Saying you want to build more public transit along the Wasatch Front because you want to encourage development is like saying you want to build more hospitals in China because you want to encourage coronavirus.
You build hospitals because people are already sick, or are going to be. And you build more public transit because people are already here, or are going to be.
There is no need for the state and local governments hereabouts to do anything along the lines of tax breaks or grants to boost that growth. Or have our elected officials not looked out of a window recently and seen all those construction cranes?
There is a need for public infrastructure to handle that growth. It’s going to be expensive, and the best way is to make the inevitable growth pay for the transit, affordable housing and other needs, not the other way around.
In the long run, transit to encourage growth and transit to accommodate growth might not look that different from one another. Either way, the state, cities, counties and the Utah Transit Authority will be dropping billions on buses, bus lanes, light rail, commuter rail, bike paths, walking trails, highways, interchanges, streets, roundabouts, sidewalks, bridges and all that jazz, trying to keep up with the skyrocketing number of people and cars that come here and move around.
The problem is, even if we don’t build the transportation systems we ought to have, there is no reason to assume that the growth will stop.
In a logical world, there might come a day when intelligent folks would look at the I-15 corridor and decide that staying here, or moving here, is a goofy idea because the highways are already gridlocked and the housing is already too expensive and the air is already deadly.
But when in human history has that happened?
The whole of our existence has been ever-larger conglomerations of people. New York. Los Angeles. San Francisco. Seattle. London. Rome. Bangalore. Mumbai. Singapore. Rio. Shanghai. Places get dirty and smelly and overcrowded and expensive and push people onto the streets, and people still move there because they think there are economic or educational opportunities or just because it’s exciting.

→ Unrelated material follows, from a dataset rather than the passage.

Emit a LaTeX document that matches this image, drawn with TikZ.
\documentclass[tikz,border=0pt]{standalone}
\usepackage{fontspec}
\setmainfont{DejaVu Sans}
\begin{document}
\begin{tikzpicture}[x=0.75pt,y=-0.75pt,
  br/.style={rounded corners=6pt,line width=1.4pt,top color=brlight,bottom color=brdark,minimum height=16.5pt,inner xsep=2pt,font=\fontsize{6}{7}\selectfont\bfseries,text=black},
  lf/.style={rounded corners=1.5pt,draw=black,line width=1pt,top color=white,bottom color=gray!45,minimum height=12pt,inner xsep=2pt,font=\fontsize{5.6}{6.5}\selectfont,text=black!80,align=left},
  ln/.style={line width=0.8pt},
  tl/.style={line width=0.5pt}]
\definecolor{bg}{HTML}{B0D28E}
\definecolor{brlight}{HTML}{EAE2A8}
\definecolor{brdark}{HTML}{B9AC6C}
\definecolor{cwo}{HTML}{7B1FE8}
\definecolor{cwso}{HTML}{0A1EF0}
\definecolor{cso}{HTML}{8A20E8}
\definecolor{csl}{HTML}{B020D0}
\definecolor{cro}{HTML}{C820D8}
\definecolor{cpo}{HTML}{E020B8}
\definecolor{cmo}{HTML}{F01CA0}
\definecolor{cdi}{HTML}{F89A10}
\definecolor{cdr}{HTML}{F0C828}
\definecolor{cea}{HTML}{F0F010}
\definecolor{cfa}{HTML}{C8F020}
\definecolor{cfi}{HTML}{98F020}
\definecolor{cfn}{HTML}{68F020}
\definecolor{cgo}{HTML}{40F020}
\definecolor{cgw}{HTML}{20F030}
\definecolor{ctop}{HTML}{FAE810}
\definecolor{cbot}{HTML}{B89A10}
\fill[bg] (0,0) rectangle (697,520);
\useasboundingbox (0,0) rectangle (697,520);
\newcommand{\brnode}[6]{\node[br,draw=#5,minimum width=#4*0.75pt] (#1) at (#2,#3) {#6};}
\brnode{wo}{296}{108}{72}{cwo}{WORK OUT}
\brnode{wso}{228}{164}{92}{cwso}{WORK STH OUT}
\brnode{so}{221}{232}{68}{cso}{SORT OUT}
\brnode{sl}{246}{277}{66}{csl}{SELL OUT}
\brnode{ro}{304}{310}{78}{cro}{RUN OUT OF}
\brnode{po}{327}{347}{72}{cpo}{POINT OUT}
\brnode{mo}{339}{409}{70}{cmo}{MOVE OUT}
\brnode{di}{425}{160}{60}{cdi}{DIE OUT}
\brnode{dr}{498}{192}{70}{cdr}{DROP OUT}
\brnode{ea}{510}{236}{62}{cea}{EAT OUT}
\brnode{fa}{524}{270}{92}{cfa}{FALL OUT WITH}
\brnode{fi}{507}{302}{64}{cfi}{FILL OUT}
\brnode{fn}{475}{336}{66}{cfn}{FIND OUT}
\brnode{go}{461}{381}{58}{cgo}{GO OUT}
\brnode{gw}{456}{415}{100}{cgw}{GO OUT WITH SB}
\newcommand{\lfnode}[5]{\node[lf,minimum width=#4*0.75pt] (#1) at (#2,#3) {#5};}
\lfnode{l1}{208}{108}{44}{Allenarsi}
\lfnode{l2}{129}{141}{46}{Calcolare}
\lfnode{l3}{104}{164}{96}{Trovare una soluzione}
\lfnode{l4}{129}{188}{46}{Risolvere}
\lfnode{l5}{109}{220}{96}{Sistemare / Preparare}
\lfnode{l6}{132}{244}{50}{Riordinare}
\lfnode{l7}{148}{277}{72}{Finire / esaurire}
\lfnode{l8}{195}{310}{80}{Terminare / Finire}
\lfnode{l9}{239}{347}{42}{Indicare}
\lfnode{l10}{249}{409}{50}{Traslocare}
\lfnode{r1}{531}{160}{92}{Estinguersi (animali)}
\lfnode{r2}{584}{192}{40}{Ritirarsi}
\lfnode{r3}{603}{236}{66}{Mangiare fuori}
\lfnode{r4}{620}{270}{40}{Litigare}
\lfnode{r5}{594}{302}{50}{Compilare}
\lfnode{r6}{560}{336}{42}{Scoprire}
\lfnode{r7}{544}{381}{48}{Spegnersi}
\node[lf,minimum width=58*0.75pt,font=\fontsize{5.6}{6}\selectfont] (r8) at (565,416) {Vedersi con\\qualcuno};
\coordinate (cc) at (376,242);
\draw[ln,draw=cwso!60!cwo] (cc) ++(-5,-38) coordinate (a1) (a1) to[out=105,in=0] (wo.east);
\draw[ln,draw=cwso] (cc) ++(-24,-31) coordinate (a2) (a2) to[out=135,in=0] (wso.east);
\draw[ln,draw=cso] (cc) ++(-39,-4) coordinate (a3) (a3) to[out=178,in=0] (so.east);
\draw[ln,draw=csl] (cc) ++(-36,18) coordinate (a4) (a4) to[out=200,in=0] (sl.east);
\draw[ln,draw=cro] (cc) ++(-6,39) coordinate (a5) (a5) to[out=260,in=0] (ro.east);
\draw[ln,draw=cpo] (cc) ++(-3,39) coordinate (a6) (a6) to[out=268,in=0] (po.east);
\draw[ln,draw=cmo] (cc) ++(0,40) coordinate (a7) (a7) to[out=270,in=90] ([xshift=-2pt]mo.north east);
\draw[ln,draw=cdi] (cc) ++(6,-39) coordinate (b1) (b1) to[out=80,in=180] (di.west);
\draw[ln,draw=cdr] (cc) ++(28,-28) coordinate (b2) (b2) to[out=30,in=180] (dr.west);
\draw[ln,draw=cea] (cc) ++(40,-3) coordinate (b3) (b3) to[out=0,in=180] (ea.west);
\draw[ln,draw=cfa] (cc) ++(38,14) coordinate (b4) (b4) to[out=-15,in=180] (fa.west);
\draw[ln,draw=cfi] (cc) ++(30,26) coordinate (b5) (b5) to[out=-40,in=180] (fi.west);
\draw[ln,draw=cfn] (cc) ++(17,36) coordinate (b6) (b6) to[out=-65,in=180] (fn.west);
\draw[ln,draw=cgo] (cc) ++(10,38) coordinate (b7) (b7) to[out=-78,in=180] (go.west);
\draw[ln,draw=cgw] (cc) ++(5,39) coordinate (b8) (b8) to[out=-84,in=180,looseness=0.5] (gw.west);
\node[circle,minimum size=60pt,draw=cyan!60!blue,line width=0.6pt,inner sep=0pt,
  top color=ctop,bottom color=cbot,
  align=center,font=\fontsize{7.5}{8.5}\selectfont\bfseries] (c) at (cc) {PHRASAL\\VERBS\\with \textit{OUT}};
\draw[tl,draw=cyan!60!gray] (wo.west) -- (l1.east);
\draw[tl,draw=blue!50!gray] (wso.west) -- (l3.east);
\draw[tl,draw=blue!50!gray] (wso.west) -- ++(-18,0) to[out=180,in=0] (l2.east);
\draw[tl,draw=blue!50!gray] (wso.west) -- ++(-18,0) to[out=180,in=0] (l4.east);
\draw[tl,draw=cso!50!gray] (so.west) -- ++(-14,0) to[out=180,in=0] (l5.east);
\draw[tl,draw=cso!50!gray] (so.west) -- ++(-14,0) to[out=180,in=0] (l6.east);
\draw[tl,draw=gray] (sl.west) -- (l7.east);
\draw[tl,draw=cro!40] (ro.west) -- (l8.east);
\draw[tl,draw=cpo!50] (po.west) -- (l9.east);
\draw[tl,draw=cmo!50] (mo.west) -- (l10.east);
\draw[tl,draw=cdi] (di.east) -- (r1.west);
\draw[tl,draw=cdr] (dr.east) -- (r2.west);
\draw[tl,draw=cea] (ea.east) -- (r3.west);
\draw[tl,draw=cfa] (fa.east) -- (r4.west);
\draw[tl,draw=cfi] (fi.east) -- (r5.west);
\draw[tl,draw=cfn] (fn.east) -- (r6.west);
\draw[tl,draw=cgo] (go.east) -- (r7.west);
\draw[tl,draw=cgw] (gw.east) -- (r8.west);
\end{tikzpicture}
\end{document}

Exceptions, places such as Detroit and Buffalo, are different because of unique circumstances, usually a sharp downturn in a specific industry, a too-big-to-fail part of the local economy that failed anyway. Or moved away.
Ideas being floated now include expanding the TRAX light rail system into what will soon be the old state prison site at the Point of the Mountain in and near Draper, at a cost of maybe $1.2 billion. Ogden wants the Legislature to cough up a comparatively paltry $10 million to help it with the roads and public utilities that will be necessary to handle expected growth at in near Hill Air Force Base.
Meanwhile, opposition to the ginormous Olympia Hills project in the southwest part of Salt Lake County — the part of it that isn’t just an opposition to people who live in apartments instead of bungalows — is based on concern that the added population would put way too much strain on public infrastructure. Mostly roads.
Olympia Hills, like the land within the benighted inland port territory near Salt Lake International Airport, is difficult to control because most of the land is in private hands. Government doesn’t have the power to just say no. So what is necessary is both a detailed — and expensive — planning process and the stiffest possible level of fees to minimize negative impacts and have the developers pay their own way.
The old prison site offers more opportunity for wise growth because the dirt is owned by the state. As the state sells, leases or develops the property, it should hold out for tons of revenue that will be necessary to build transit, schools and other public services.
The fear that we might levy fees so high that people don’t build here is not realistic. Any development or jobs we lose are things we didn’t have room for.
If the redevelopment of the Point of the Mountain area doesn’t pay for itself, many times over, in a relatively short period of time, then we’d be better off making it into a park.
George Pyle is the editorial page editor of The Salt Lake Tribune.